━━━ Entries ━━━

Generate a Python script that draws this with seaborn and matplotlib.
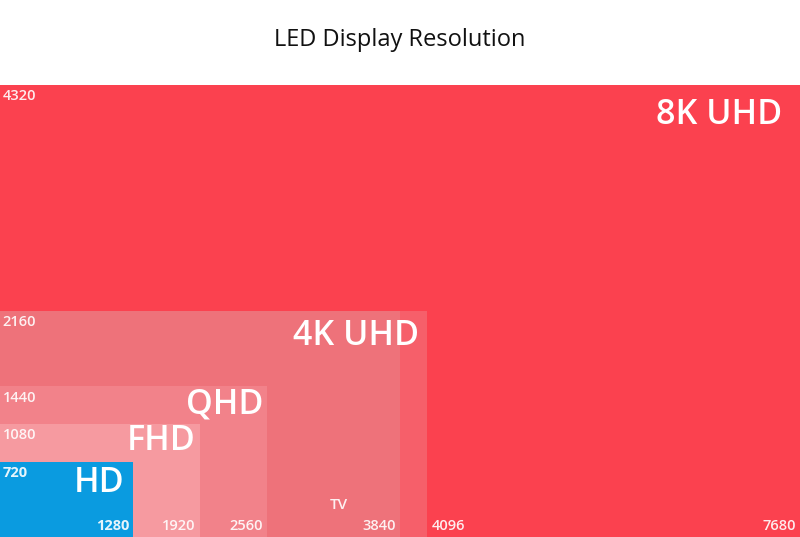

━━━
━━━ Entries ━━━

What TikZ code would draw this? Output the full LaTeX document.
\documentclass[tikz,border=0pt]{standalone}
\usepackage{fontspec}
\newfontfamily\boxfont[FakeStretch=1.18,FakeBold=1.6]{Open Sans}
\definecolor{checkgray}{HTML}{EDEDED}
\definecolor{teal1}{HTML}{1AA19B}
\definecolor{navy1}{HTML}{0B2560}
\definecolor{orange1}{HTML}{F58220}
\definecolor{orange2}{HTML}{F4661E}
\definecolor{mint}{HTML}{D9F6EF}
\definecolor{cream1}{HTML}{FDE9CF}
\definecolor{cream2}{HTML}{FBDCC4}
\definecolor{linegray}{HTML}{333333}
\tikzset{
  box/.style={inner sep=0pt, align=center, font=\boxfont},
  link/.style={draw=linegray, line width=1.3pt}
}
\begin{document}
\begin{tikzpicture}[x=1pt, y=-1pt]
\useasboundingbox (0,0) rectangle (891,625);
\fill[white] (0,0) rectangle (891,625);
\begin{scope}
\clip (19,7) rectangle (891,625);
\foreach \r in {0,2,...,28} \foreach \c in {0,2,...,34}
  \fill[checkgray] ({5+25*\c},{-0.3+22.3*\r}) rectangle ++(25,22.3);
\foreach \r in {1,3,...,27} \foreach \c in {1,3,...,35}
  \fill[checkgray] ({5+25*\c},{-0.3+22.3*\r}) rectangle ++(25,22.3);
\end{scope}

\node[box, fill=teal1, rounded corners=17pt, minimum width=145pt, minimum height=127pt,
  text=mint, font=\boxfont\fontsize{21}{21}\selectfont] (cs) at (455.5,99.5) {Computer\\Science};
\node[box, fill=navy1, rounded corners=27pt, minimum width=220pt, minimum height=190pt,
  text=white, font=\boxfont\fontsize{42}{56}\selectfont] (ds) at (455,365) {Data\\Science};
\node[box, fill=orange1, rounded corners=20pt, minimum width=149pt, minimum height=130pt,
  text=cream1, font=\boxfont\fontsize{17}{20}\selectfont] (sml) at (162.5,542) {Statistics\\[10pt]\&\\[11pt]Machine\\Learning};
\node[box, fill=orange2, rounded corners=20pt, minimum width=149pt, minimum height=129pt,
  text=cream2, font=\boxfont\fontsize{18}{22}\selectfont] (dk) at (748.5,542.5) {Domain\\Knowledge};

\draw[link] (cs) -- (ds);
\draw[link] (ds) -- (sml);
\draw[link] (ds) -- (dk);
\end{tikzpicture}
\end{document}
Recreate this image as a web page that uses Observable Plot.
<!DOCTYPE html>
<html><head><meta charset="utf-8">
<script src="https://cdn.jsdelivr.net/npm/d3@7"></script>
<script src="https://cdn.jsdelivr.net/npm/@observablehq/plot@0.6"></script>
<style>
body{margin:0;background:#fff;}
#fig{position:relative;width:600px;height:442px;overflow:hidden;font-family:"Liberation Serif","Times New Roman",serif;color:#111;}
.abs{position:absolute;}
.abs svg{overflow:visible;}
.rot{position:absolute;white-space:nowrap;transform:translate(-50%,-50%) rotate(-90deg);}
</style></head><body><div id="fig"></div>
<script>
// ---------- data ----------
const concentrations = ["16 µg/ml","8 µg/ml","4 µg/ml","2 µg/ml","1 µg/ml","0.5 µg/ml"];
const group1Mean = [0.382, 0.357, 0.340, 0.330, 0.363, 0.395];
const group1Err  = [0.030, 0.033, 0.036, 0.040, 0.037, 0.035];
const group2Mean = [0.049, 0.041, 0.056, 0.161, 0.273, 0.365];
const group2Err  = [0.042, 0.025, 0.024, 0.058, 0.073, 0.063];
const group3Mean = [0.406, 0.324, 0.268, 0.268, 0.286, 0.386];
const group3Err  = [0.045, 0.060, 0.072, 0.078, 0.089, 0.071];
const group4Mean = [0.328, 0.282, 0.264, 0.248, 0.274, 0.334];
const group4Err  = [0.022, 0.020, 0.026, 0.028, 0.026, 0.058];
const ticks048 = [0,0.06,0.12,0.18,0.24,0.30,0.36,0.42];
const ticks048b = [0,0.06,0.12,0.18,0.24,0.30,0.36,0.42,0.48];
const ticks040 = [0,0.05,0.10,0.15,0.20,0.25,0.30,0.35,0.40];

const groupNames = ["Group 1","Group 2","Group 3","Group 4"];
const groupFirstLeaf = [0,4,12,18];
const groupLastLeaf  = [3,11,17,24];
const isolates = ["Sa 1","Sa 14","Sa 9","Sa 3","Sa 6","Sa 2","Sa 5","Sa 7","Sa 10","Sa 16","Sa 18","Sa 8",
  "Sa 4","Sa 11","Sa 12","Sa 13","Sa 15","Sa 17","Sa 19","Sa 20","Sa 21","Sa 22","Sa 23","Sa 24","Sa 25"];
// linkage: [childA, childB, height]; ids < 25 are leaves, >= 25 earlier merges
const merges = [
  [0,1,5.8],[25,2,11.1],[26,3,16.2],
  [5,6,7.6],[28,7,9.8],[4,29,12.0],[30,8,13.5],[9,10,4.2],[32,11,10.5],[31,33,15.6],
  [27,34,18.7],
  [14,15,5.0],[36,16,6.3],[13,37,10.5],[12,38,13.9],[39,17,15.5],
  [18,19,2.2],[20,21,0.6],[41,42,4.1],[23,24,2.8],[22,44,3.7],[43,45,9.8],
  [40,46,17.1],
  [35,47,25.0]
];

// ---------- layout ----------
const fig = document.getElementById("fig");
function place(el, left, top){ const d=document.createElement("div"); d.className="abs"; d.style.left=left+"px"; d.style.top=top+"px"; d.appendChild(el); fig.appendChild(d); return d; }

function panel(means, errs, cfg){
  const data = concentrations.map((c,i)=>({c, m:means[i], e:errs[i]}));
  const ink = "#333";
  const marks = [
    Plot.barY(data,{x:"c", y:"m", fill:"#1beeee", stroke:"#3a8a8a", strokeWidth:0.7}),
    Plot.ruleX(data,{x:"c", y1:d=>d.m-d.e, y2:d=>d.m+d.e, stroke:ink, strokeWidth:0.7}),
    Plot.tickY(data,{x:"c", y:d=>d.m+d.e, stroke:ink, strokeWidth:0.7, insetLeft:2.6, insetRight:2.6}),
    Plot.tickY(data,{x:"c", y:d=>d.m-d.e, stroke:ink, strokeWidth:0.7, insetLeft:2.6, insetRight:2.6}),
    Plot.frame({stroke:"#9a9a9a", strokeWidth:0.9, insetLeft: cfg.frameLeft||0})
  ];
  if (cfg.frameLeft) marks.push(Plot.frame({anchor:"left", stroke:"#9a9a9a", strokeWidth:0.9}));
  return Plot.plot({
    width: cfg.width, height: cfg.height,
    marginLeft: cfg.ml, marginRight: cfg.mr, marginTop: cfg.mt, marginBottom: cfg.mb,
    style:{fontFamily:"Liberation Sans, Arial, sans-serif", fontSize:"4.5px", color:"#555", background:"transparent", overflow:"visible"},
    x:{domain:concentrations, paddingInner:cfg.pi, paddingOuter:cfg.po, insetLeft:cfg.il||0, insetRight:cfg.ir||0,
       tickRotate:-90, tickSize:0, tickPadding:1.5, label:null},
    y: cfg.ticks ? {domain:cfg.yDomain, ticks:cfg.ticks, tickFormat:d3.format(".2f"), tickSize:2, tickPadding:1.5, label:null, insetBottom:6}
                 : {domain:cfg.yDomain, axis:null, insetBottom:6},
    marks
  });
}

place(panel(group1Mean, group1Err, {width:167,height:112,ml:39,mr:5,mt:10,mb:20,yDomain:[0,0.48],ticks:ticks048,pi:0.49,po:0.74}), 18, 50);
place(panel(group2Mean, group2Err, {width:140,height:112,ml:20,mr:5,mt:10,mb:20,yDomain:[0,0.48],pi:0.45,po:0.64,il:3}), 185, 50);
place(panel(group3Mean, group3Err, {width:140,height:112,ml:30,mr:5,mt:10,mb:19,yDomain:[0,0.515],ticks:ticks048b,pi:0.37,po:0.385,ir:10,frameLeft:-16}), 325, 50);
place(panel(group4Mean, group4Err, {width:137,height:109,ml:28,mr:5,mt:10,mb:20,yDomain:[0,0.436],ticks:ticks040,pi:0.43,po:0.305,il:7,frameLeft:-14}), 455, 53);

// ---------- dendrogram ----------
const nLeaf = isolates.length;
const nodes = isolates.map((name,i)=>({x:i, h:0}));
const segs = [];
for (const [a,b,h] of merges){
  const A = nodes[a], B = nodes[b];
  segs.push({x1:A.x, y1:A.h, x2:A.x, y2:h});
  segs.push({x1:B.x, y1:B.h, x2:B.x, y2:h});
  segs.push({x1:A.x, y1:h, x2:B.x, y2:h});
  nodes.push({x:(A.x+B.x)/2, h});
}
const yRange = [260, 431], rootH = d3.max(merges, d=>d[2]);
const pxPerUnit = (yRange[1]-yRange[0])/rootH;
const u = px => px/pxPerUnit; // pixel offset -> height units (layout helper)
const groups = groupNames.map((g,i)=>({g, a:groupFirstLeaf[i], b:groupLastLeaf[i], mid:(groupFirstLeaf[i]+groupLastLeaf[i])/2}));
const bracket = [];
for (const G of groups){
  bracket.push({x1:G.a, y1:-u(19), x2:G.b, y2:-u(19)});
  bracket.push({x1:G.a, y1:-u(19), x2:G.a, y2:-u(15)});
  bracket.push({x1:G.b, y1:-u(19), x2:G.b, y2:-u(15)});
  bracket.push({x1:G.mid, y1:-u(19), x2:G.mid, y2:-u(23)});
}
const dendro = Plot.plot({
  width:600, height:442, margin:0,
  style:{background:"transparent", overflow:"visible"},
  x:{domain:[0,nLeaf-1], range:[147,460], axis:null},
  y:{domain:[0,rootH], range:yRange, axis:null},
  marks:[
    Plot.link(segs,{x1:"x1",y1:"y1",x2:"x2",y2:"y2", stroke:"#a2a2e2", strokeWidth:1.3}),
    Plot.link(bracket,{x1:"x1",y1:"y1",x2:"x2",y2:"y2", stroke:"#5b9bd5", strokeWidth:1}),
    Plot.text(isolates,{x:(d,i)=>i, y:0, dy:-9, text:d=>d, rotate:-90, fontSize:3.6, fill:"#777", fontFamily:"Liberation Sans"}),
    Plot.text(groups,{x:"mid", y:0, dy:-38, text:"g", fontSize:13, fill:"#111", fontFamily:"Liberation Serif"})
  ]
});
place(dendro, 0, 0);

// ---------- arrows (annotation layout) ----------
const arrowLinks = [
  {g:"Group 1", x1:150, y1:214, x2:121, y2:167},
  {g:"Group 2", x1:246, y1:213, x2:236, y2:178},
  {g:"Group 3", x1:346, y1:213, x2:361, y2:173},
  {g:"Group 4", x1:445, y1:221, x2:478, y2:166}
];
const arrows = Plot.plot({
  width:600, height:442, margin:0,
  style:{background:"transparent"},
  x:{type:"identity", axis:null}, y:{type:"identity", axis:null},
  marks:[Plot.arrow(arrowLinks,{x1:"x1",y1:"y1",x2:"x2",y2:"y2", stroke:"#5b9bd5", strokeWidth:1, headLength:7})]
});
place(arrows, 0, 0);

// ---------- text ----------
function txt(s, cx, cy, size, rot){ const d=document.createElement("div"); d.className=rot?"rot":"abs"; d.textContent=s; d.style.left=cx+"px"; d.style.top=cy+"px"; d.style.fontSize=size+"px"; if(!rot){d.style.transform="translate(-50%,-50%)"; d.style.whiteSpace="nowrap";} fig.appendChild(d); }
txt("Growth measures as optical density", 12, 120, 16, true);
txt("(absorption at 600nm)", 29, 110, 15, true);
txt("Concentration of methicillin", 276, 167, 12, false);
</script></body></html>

━━━
━━━ Entries ━━━

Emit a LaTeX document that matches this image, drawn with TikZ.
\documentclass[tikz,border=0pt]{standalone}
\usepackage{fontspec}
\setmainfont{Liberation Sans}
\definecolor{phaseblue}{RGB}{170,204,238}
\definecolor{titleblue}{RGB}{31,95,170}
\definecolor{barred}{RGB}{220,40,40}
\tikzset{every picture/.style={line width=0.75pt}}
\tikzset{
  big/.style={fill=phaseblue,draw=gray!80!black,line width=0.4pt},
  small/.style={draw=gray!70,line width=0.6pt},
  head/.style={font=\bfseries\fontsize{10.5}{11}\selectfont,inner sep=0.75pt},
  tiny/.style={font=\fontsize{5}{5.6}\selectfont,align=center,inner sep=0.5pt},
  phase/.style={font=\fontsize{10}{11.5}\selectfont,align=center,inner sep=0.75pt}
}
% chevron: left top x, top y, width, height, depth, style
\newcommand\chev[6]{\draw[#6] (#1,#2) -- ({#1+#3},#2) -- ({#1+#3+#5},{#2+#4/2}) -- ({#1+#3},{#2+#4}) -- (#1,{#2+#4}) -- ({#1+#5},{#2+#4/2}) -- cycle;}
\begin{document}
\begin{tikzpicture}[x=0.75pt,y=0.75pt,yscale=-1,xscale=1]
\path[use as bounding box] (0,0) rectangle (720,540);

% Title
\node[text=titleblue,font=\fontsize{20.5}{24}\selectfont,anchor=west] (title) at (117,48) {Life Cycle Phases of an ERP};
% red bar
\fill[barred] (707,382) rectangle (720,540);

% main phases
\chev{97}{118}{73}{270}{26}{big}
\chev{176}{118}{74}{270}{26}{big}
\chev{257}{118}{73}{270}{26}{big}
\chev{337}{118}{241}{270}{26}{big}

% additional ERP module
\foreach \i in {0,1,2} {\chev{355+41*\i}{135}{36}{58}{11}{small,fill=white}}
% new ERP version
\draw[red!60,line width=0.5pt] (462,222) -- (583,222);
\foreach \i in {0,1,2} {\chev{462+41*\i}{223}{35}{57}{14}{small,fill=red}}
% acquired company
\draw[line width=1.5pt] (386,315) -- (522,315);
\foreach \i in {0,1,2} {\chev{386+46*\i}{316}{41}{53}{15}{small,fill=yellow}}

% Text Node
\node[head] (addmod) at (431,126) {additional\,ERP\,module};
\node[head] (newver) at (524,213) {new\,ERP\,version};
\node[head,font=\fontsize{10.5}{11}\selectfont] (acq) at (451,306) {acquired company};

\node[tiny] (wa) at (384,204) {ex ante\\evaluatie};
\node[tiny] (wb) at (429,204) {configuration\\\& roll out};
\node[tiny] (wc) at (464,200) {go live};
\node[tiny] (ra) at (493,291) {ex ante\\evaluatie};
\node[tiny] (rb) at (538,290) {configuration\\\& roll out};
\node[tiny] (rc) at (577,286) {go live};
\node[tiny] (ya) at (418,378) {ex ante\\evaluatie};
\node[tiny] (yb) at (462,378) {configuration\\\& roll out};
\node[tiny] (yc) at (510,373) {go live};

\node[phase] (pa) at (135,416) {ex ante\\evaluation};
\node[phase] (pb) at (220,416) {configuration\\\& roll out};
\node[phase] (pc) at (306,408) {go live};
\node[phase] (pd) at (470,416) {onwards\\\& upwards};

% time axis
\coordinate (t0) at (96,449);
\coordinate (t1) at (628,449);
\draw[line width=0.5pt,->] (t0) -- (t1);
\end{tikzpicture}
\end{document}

━━━

## [What the task requires]
Across all the entries, count the lines that contain the word "this" and give the number by itself.

## [Result of the task]
4